Intentional and Negligent Misrepresentation
Lastly, the court evaluated PWBC's claims for intentional and negligent misrepresentation. The defendants contended that these claims should be dismissed on the grounds that PWBC failed to establish justifiable reliance and did not plead the misrepresentations with sufficient particularity. The court distinguished between mere breaches of contract and tortious conduct, noting that while a breach may involve tortious elements, they must be treated distinctly. The court reviewed PWBC's allegations, which included claims of misrepresentation made by defendants to induce reliance that resulted in PWBC's detriment.

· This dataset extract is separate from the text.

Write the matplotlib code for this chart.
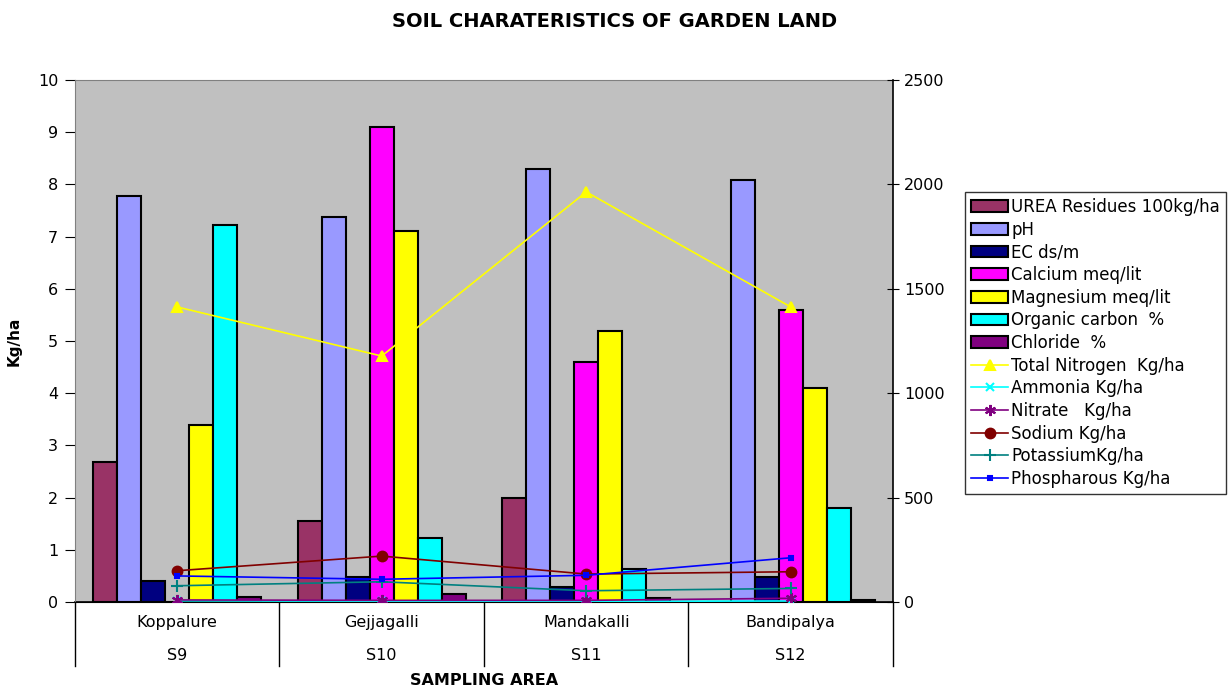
import numpy as np
import matplotlib
matplotlib.use('Agg')
import matplotlib.pyplot as plt
from matplotlib.transforms import blended_transform_factory

plt.rcParams['font.family'] = ['DejaVu Sans']

areas = ['Koppalure', 'Gejjagalli', 'Mandakalli', 'Bandipalya']
codes = ['S9', 'S10', 'S11', 'S12']

# bars (left axis)
bar_names = ['UREA Residues 100kg/ha', 'pH', 'EC ds/m', 'Calcium meq/lit',
             'Magnesium meq/lit', 'Organic carbon  %', 'Chloride  %']
urea = [2.68, 1.55, 2.0, 0.0]
ph = [7.78, 7.38, 8.3, 8.08]
ec = [0.41, 0.48, 0.29, 0.48]
calcium = [0.0, 9.1, 4.6, 5.6]
magnesium = [3.4, 7.1, 5.2, 4.1]
org_carbon = [7.22, 1.22, 0.63, 1.8]
chloride = [0.1, 0.15, 0.07, 0.03]
bar_colors = ['#993366', '#9999FF', '#000080', '#FF00FF', '#FFFF00', '#00FFFF', '#800080']

# lines (right axis)
line_names = ['Total Nitrogen  Kg/ha', 'Ammonia Kg/ha', 'Nitrate   Kg/ha',
              'Sodium Kg/ha', 'PotassiumKg/ha', 'Phospharous Kg/ha']
nitrogen = [1413, 1178, 1964, 1413]
ammonia = [6, 4, 3, 5]
nitrate = [10, 8, 8, 18]
sodium = [150, 220, 134, 145]
potassium = [78, 97, 54, 65]
phosphorus = [125, 109, 128, 212]
line_colors = ['#FFFF00', '#00FFFF', '#800080', '#800000', '#008080', '#0000FF']
line_markers = ['^', 'x', (6, 2, 0), 'o', '+', 's']
line_msize = [7, 6, 8, 7, 8, 3]

fig = plt.figure(figsize=(12.29, 6.86), dpi=100)
ax = fig.add_axes([0.061, 0.1224, 0.6656, 0.761])
ax.set_facecolor('#C0C0C0')

x = np.arange(len(areas))
bars = [urea, ph, ec, calcium, magnesium, org_carbon, chloride]
n = len(bars)
w = 1.0 / (n + 1.5)
handles = []
for i, (vals, name, col) in enumerate(zip(bars, bar_names, bar_colors)):
    h = ax.bar(x - 0.5 + 0.75 * w + (i + 0.5) * w, vals, w, color=col,
               edgecolor='black', linewidth=1.5, label=name, zorder=2)
    handles.append(h)

ax.set_xlim(-0.5, len(areas) - 0.5)
ax.set_ylim(0, 10)
ax.set_yticks(range(0, 11))
ax.set_xticks([])
ax.tick_params(axis='y', labelsize=11.5, direction='out', length=7, pad=5)
ax.set_ylabel('Kg/ha', fontsize=11, fontweight='bold', labelpad=12)
for s in ['left', 'top']:
    ax.spines[s].set_color('#808080')
ax.spines['right'].set_visible(False)
ax.spines['bottom'].set_color('black')

ax2 = ax.twinx()
series = [nitrogen, ammonia, nitrate, sodium, potassium, phosphorus]
for vals, name, col, m, ms in zip(series, line_names, line_colors, line_markers, line_msize):
    h, = ax2.plot(x, vals, color=col, marker=m, markersize=ms, linewidth=1.2,
                  markeredgewidth=1.5, label=name, zorder=3)
    handles.append(h)
ax2.set_ylim(0, 2500)
ax2.set_yticks(range(0, 2501, 500))
ax2.tick_params(axis='y', labelsize=11.5, direction='inout', length=8, pad=4)
ax2.spines['right'].set_color('black')
ax2.spines['right'].set_linewidth(1.2)
for s in ['left', 'top', 'bottom']:
    ax2.spines[s].set_visible(False)

# two-level category axis
tr = blended_transform_factory(ax.transData, ax.transAxes)
for i in x:
    ax.text(i, -0.04, areas[i], transform=tr, ha='center', va='center', fontsize=11.5)
    ax.text(i, -0.102, codes[i], transform=tr, ha='center', va='center', fontsize=11.5)
for b in np.arange(len(areas) + 1) - 0.5:
    ax.plot([b, b], [0, -0.122], transform=tr, color='black', linewidth=1, clip_on=False)
ax.plot([-0.5, len(areas) - 0.5], [0, 0], transform=tr, color='black', linewidth=1.2, clip_on=False)
ax.text(1.5, -0.15, 'SAMPLING AREA', transform=tr, ha='center', va='center',
        fontsize=11.5, fontweight='bold')

fig.suptitle('SOIL CHARATERISTICS OF GARDEN LAND', x=0.5, y=0.968, va='center',
             fontsize=14, fontweight='bold')

leg = fig.legend(handles=handles, loc='upper left', bbox_to_anchor=(0.7855, 0.72),
                 fontsize=12, frameon=True, fancybox=False, borderpad=0.35,
                 handlelength=2.2, handletextpad=0.2, labelspacing=0.28,
                 borderaxespad=0)
leg.get_frame().set_edgecolor('black')
leg.get_frame().set_linewidth(1)

fig.savefig('out.png', dpi=100)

The court found that PWBC had provided sufficient factual allegations that could support an independent duty outside the confines of the contract. As such, it held that PWBC's claims for intentional and negligent misrepresentation were adequately pled, allowing those claims to proceed. The court ultimately decided to deny the motion to dismiss concerning these tort claims, finding merit in PWBC’s allegations under the relevant legal standards.
Conclusion of the Court
The court concluded by granting in part and denying in part the defendants’ motion to dismiss PWBC's complaint. Specifically, the court granted the motion as to the claim for specific performance but denied it as to all other counts, allowing the breach of contract and misrepresentation claims to continue. Furthermore, the court granted PWBC's motion for attachment, determining that it was likely to succeed on its breach of contract claim and was entitled to financial recovery. Conversely, the court denied PWBC’s motion for a temporary restraining order and preliminary injunction, citing the lack of irreparable injury since adequate legal remedies existed. The court's decisions reflected a careful analysis of the contractual obligations and the interplay between contract law and tort claims, establishing a foundation for the ongoing litigation.